Mingo Circuit Judge Michael Thornsberry sentenced both Carney and Jarvis to three years probation to include three months home confinement.

With the assistance of their defense attorneys Jason Huber and Lonnie Simmons, with the Charleston law firms of Forman and Huber and DiTrapano, Barrett and DiPiero, respectively, and Mike Clifford, Carney, the founder of the government watchdog group West Virginia Wants to Know, and Jarvis, a former member of the Kanawha County Board of Education, filed their appeal with the Court prior to the adjournment of its 2006-07 session. In their petition, Carney and Jarvis maintain that the entire case against them, from investigation to conviction, was flawed.

"It was nutty," Clifford a former Kanawha County Prosecuting Attorney, said. "The problem I had with this case was the way it was conducted.

"I was trying to get it narrowed down to say what it was my client did that obstructed justice."

Obtaining evidence for murder case

The pair's ordeal started June 2005 when Carney first traveled to Mingo County to obtain evidence in the trial of Walter Harmon.

According to court records, Harmon was originally charged with murdering Carla Collins, a federal drug informant.

Clifford was Harmon's defense attorney. According to Clifford, Jarvis, who is Harmon's aunt, accompanied Carney, who works as his investigator, to the home of Valerie Friend to look for evidence that might exonerate Harmon.

Court records show murder charges were dropped against Harmon in July 2005, and later filed against Friend and George Lecco.

The pair made the trip to Red Jacket on July 18. Though Clifford said Jarvis entered Friend's home with the permission of Charlie Burton, the landlord, she "took nothing of value."

Carney, Clifford said, sat in the car when Jarvis was in the home.
Nevertheless, the West Virginia State Police caught wind of the pair's visit, and opened an investigation. After warrants where issued for their arrest, Carney and Jarvis voluntarily surrendered themselves to the State Police detachment in Williamson.

Initially, they were charged with four felonies, including burglary.
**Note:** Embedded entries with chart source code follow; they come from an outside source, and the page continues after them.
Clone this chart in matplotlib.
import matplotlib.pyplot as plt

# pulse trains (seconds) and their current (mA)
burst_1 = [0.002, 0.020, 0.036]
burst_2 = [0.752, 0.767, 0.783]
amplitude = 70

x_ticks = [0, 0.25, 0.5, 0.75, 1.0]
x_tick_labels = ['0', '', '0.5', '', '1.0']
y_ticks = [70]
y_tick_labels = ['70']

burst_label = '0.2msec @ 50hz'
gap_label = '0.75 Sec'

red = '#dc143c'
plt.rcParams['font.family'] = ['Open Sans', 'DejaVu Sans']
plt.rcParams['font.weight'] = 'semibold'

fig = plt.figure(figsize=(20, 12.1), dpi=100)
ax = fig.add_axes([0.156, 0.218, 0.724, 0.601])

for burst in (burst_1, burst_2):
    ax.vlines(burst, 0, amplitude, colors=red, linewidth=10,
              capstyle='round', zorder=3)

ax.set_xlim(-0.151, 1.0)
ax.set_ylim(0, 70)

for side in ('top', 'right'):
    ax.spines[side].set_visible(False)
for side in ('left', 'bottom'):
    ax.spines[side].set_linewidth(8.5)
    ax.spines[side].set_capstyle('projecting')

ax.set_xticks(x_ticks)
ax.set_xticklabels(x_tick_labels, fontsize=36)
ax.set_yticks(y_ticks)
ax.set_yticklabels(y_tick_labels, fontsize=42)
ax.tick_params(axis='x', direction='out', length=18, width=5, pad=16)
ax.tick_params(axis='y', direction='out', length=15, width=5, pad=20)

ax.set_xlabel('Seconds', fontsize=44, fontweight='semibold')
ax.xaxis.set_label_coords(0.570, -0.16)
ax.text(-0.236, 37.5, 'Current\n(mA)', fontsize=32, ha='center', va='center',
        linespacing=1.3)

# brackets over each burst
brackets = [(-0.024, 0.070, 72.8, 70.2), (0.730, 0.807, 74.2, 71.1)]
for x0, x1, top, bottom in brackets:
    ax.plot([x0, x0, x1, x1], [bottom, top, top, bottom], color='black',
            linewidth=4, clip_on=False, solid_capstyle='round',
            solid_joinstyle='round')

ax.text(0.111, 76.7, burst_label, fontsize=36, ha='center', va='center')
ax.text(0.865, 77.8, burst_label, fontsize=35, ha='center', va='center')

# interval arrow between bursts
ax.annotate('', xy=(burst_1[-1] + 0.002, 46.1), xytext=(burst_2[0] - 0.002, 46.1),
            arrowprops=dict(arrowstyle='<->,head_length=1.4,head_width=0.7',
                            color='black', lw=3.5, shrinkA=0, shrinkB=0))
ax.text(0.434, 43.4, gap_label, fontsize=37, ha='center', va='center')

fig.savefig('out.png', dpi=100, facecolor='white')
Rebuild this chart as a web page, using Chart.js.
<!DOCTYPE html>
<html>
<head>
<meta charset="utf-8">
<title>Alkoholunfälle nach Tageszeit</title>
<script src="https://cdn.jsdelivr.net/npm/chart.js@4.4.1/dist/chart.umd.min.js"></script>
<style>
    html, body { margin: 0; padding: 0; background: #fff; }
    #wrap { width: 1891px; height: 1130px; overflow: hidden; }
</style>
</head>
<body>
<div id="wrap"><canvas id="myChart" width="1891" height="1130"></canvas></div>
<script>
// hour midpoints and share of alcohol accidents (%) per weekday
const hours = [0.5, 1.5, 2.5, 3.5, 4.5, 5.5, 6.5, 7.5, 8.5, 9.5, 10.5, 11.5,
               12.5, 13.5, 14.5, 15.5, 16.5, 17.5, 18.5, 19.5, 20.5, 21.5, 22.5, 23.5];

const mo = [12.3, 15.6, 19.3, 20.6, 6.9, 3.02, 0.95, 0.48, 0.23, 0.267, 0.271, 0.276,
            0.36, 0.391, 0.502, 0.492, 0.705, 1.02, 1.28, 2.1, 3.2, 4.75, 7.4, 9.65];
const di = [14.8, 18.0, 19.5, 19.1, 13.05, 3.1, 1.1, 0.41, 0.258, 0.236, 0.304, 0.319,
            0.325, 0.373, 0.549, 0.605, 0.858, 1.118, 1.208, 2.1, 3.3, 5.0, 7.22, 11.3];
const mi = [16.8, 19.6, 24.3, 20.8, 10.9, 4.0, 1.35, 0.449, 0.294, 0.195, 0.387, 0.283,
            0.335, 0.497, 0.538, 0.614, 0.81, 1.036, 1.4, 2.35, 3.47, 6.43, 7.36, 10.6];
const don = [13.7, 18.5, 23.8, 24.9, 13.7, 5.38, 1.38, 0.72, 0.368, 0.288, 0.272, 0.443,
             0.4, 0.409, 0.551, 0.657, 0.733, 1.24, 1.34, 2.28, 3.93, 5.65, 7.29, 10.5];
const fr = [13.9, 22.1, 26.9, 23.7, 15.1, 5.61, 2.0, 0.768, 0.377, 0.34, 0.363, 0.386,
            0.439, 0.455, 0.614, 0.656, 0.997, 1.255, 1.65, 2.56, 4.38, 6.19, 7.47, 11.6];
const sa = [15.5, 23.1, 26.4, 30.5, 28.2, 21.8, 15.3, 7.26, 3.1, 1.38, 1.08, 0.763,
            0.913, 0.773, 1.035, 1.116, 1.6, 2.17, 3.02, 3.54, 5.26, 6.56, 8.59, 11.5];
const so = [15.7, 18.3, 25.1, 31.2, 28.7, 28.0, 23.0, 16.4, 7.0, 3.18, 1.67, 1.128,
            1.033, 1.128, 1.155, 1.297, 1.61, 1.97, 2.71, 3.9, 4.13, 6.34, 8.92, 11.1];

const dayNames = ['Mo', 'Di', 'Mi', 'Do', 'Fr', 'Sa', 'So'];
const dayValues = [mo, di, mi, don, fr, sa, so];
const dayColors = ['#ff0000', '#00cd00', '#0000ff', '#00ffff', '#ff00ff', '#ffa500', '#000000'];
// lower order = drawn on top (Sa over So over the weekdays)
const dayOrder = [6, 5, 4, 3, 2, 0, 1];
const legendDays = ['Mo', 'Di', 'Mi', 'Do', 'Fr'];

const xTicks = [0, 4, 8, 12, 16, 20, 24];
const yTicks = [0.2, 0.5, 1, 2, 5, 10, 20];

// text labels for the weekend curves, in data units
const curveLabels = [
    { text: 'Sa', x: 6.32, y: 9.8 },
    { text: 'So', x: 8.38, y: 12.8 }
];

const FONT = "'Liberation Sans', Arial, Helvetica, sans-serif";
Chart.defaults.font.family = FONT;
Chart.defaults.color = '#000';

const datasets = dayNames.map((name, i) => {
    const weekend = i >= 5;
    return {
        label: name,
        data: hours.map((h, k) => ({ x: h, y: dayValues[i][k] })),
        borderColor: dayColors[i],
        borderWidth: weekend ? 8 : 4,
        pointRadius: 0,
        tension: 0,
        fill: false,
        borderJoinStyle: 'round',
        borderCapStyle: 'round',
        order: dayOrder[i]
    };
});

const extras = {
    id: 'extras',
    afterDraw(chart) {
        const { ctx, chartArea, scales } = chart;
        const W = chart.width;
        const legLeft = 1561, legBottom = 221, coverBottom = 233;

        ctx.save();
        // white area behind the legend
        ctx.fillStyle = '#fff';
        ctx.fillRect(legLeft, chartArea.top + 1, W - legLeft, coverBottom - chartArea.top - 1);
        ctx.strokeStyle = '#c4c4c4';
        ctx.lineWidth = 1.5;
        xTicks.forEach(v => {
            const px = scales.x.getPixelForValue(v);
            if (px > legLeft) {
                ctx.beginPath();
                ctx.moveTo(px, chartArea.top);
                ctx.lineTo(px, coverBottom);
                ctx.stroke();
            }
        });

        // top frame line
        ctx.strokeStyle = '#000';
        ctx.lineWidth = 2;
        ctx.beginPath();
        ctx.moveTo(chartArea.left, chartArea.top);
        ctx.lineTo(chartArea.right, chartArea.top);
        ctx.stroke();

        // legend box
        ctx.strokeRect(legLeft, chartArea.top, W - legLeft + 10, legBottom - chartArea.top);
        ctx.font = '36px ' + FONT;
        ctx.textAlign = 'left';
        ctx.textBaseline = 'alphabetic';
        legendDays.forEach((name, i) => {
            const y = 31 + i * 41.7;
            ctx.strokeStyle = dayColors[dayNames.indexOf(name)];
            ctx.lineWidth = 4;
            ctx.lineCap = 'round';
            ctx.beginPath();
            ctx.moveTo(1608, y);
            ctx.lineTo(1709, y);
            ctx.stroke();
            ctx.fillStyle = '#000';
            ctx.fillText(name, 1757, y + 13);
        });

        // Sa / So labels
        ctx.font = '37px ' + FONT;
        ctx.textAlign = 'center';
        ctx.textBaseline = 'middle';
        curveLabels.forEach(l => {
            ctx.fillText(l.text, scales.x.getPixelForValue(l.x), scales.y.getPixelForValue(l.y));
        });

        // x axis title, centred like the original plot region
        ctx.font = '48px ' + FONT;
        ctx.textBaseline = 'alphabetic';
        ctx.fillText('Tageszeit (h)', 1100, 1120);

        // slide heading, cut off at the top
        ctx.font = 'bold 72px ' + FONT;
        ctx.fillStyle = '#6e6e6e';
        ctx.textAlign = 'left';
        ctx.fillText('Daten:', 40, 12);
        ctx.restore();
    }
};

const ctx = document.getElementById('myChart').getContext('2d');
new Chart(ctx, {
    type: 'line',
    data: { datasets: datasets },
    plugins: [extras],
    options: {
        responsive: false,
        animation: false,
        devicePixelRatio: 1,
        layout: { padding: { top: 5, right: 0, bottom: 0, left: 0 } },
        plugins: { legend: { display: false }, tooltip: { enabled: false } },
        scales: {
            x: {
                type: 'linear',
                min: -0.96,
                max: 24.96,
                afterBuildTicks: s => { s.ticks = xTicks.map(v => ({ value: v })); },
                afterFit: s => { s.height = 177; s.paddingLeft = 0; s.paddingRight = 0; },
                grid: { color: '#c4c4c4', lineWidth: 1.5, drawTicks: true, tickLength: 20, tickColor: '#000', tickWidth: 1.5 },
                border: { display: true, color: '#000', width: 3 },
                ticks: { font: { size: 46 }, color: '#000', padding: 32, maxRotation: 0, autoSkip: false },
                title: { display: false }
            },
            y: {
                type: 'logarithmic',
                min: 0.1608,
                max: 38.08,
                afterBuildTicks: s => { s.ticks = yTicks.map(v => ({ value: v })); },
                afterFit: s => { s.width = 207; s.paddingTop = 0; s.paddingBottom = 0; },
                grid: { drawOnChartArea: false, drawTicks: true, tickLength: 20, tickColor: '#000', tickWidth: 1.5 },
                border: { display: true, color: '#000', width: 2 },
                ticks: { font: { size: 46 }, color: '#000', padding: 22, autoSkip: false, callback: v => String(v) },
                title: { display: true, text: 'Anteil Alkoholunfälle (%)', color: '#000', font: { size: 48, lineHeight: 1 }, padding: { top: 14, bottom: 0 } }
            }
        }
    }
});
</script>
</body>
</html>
However, Clifford says Mingo County Prosecuting Attorney C. Michael Sparks kept reducing the charges to obtain a plea agreement.

Though it looked like no charges would be brought against Carney and Jarvis, Sparks sought and obtained indictments on them on the obstruction charges from the grand jury in January 2006.

More freedom abroad than at home

The case against Carney and Jarvis, Clifford says, really boils down to free-speech. From what he was able to gather from Sparks, Clifford says the "obstruction" charges were mere allegations that they encouraged witnesses not to cooperate with local authorities in Collins' death.

However, Clifford says they merely told witnesses to take any information about the murder to the FBI. Any and all materials he obtained in the case, Clifford says he turned over to the U.S. Attorney's Office.

After they were convicted for obstruction in state court, Lecco and Friend were found guilty of Collins' murder in federal district court in Charleston. On May 29, a jury recommended the death penalty.

Though the murder charges were dropped against Harmon, he was convicted as an accessory after-the-fact. According to court records, he was sentenced on February 17, 2006 to 70 months in prison.

Like Carney's and Jarvis', Clifford says Mingo County officials trampled on Harmon's constitutional rights. By trying and convicting Carney and Jarvis on obstruction charges, Clifford says Harmon's Sixth Amendment rights were put in jeopardy.

In view of all this, Clifford says he hopes the Court will take note and overturn Carney's and Jarvis' conviction.

"If the law has gotten to the point where I can't perform an investigation in defense of my client who's been charged with murder," Clifford said, "then we might as well ship our Constitution over to Iraq because we're not using it here."